6. The Boston fans taunting Kobe Bryant when he went to the bench. The Boston fans performed at a high level throughout the playoffs. You could not say the same for fans in other cities. In Cleveland, the PA announcer had to prompt the crowd to chant “DE-FENSE”. In Detroit the PA announcer was perhaps the most annoying performer that I have experienced since Chris Tucker. And in LA the fans seemed almost as lost as their team. In Boston, the building sounded much like the Garden of old, except for the annoying dancers and the fireworks and light show during the player intros. Whoever made those up should be killed.

While I’m complaining, I have some raspberries to send towards the hard working TV people who do their best every night to keep me from enjoying a good basketball game.

1. Stop with the slow motion HD replays of players talking trash to themselves after a big play. I lip-read more people saying the long form of “mo-fo” than I care to count.

2. ESPN should consider hiring a studio team that actually has something interesting to say. TNT at least has Barkley, who is humorous and seems to realize that the whole studio pre-game and half-time shows are stupid, but he has fun anyway.

3. Putting a microphone on the coaches while they wheeze to their players on the bench or in the locker room is not good television. It’s boring.

4. ABC should fire whoever did their opening Finals show montage. It was a horrible mish-mash of poor Photoshop work applied to a lot of archival file footage which would have been more compelling if they just left it alone.

5. Mike Breen is the devil himself. ‘Nuff said. I like Van Gundy though. He was the only bright spot on the entire team.

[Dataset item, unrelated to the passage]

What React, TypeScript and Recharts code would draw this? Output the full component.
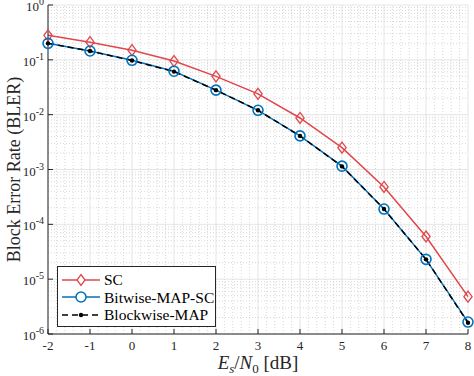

6. Finally, 9pm start times and 3 hours of total run time is complete horse shit. Kids on the East Coast used to be able to watch all of the playoffs. Even the night games. It is a telling commentary on the soulless commerce of our modern age that the NBA and the TV networks are willing to basically say “fuck you” to the practically the entire East Coast so those California people, who don’t care anyway, can watch the game closer to dinner time.

To sum up, I was wrong about this team. I figured that according to various conservation laws of Playoff Experience you can’t put a team together in one year that makes a run for all the marbles and wins. But I was wrong. I was also wrong about Pierce, who has clearly matured from the somewhat petulant and out of control guy in 2002 to the clear leader of the team in the Finals here in 2008. It was a great thing to watch. It was great to see that the NBA has been resurrected back in Boston. It’s been a long time.

 

1 Response » to “Beat L.A.”

  1. Alex says:

    For the first time in my life I was rooting for the Celtics. Beat LA indeed. Unfortunately I have to throw my conspiracy theories in here. This sets up the perfect rivalry and rematch next year in the finals. If things stay true to the story, LA takes the next one. Go ratings.